Optimizing GoAWK with a bytecode compiler and virtual machine
These are the kind of optimisations I like to read about.
Why Don’t You Use …
The amount of reasons why you don’t use all these other possible technologies far outweigh the reasons you may be able to give for why you use the one you do.
Great One-Pagers. Tips for writing great one-pagers
By John Cutler. One-pagers seem really useful. But the ones I have seen so far are longer than one page…
📻 Find Joy in Any Job: What Do I Really Love To Do?
This was interesting to hear (from HBRs IdeaCast).
📚 The Rithmatist
I felt like reading some fiction, and decided to finally cave in and read something by Brandon Sanderson. I was recommended this one by Laia and a friend, and it’s a very entertaining, short book. It reminded me in some subtle ways to Jasper Fforde’s Shades of Grey, which is another dystopian book I enjoyed greatly.
📚 Shadow and Claw: The first half of the Book of the New Sun
This half is formed by Shadow of the Torturer and The Claw of the Conciliator. Wasn’t sure what to expect, starts slow and weird, then slowly picks up pace and gets you coming for more. Now for the other half
Refactor Organisation - to build the technology right
Wow, this was probably extremely tough.
Something We Can All Agree On? Corporate Buzzwords Are the Worst.
This is a meaningful article.
New Proof Reveals the Hidden Structure of Common Equations
Quanta Magazine articles are always a joy to read. They also make research in pure mathematics sound more interesting (and at the same time, less interesting) than they really are.

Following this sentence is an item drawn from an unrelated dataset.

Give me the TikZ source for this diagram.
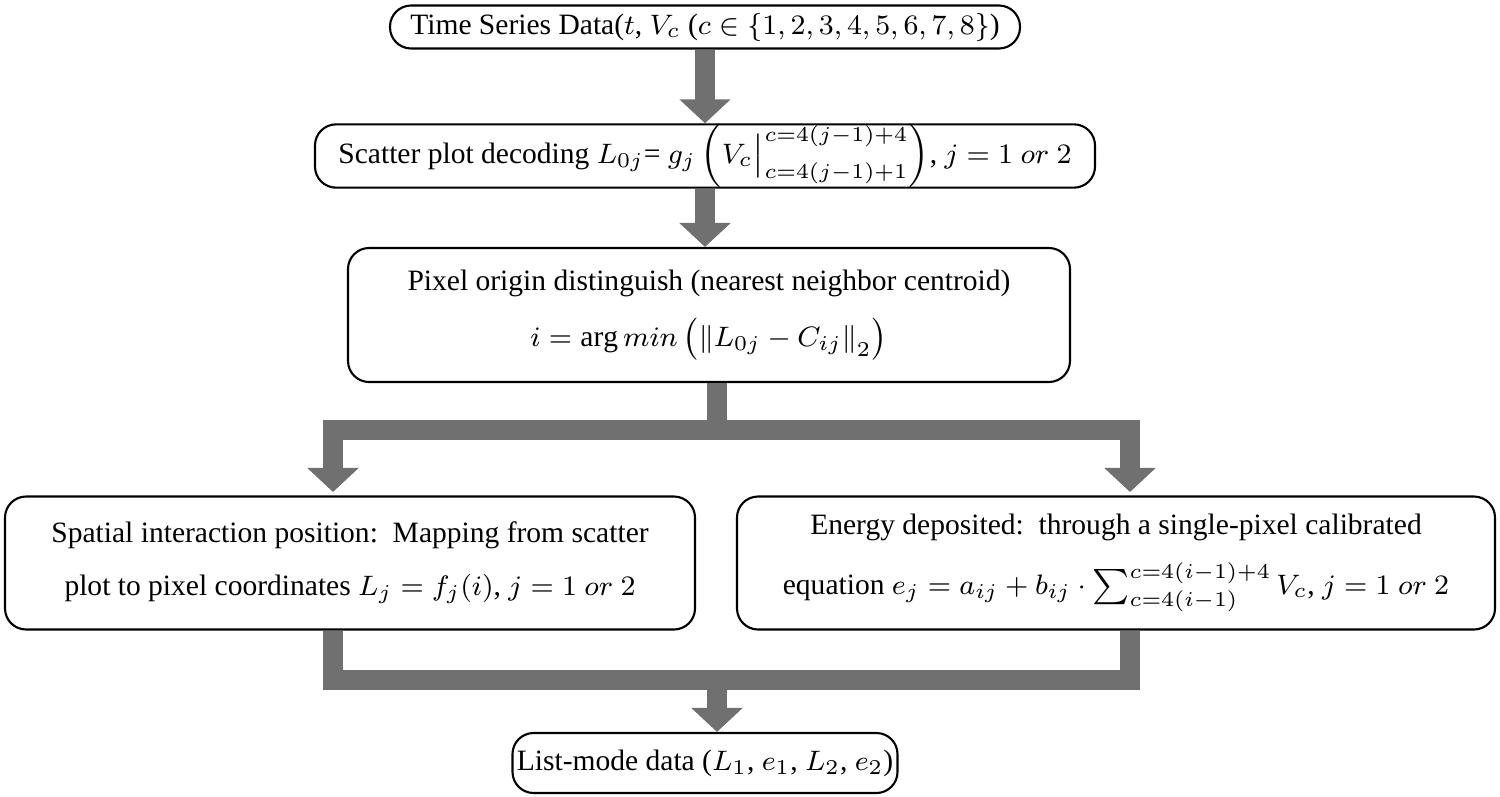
\documentclass[tikz,border=0pt]{standalone}
\usepackage{fontspec}
\setmainfont{Liberation Serif}
\usetikzlibrary{arrows.meta}
\begin{document}
\begin{tikzpicture}[x=0.01cm,y=-0.01cm,
 box/.style={draw,rounded corners=6pt,line width=0.6pt,align=center,font=\fontsize{8.4}{12}\selectfont,inner sep=0pt},
 bar/.style={draw={rgb,255:red,112;green,112;blue,112},line width=0.2cm},
 arr/.style={bar,-{Triangle[width=0.5cm,length=0.24cm]}}]
\useasboundingbox (0,0) rectangle (1500,797);
\node[box,minimum width=630*0.01cm,minimum height=43*0.01cm] (b1) at (705,27) {Time Series Data($t$, $V_c$ ($c\in\{1,2,3,4,5,6,7,8\}$)};
\node[box,minimum width=780*0.01cm,minimum height=58*0.01cm] (b2) at (705,156) {Scatter plot decoding $L_{0j}$= $g_j\left(V_c\big|_{c=4(j-1)+1}^{c=4(j-1)+4}\right)$, $j=1\ or\ 2$};
\node[box,minimum width=722*0.01cm,minimum height=134*0.01cm] (b3) at (709,315) {Pixel origin distinguish (nearest neighbor centroid)\\[4pt] $i=\arg min\left(\left\|L_{0j}-C_{ij}\right\|_2\right)$};
\node[box,minimum width=690*0.01cm,minimum height=133*0.01cm] (b4) at (350,563) {Spatial interaction position:\ \ Mapping from scatter\\[3pt] plot to pixel coordinates $L_j=f_j(i)$, $j=1\ or\ 2$};
\node[box,minimum width=758*0.01cm,minimum height=133*0.01cm] (b5) at (1116,563) {Energy deposited:\ \ through a single-pixel calibrated\\[5pt] equation $e_j=a_{ij}+b_{ij}\cdot\sum_{c=4(i-1)}^{c=4(i-1)+4}V_c$, $j=1\ or\ 2$};
\node[box,minimum width=385*0.01cm,minimum height=60*0.01cm] (b6) at (705,763) {List-mode data ($L_1$, $e_1$, $L_2$, $e_2$)};
\coordinate (a1) at (b1.south);
\coordinate (a2) at (b2.south);
\draw[arr] (a1) -- (a1 |- b2.north);
\draw[arr] (a2) -- (a2 |- b3.north);
\coordinate (s) at (717,430);
\coordinate (sl) at (333,430);
\coordinate (sr) at (1130,430);
\coordinate (tl) at (333,492);
\coordinate (tr) at (1130,492);
\draw[bar] (s |- b3.south) -- (s);
\draw[bar] (323,430) -- (1140,430);
\draw[arr] (sl) -- (tl);
\draw[arr] (sr) -- (tr);
\coordinate (ml) at (333,680);
\coordinate (mr) at (1130,680);
\coordinate (m) at (717,680);
\draw[bar] (ml |- b4.south) -- (ml);
\draw[bar] (mr |- b5.south) -- (mr);
\draw[bar] (323,680) -- (1140,680);
\draw[arr] (m) -- (m |- b6.north);
\end{tikzpicture}
\end{document}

🍿 Hyperspace: An Indexing Subsystem for Apache Spark
👀 glanceI missed having more details on the work of getting Spark to use the index for query planning.
Data quality with Soda.io at americanas
I’m eyeing Soda as an open source data quality tool, after having it recommended by Ilmari Aalto once they fully open-sourced their code.
The Voice in the Soot: Humanity’s Earliest Known Recording
Interesting read. This is a recording predating by 17 years those of Edison and Cros.
My typical working day as Software Engineer
Well, that worked until becoming a manager. I also like the slight jab at Cal Newport’s Deep Work at the end. I have said it on occasion: what’s preached in Deep Work is actionable and realistic when you are a researcher at a University.
Scripting with Go
Not bad. The main issue with shells (for me) is the lack of typing and testing, ignoring the elephant in the room which is how horrible writing anything large is in bash
. I have tried alternatives (the one I prefer is writing shell scripts in AWK, but that has no typing and no better testing), like Haskell’s turtle and Scala’s ammonite, but they are somewhat too verbose. This looks better.
Prattfalls: Better Communication
Roy has many interesting posts. In this one, he frames communication as changing the internal state of others (idea based on a book he read many years prior). I find that this framing has the advantage of being external to the communication itself, as well as to those communicating. By thinking it in such terms you can plan better what you want to say.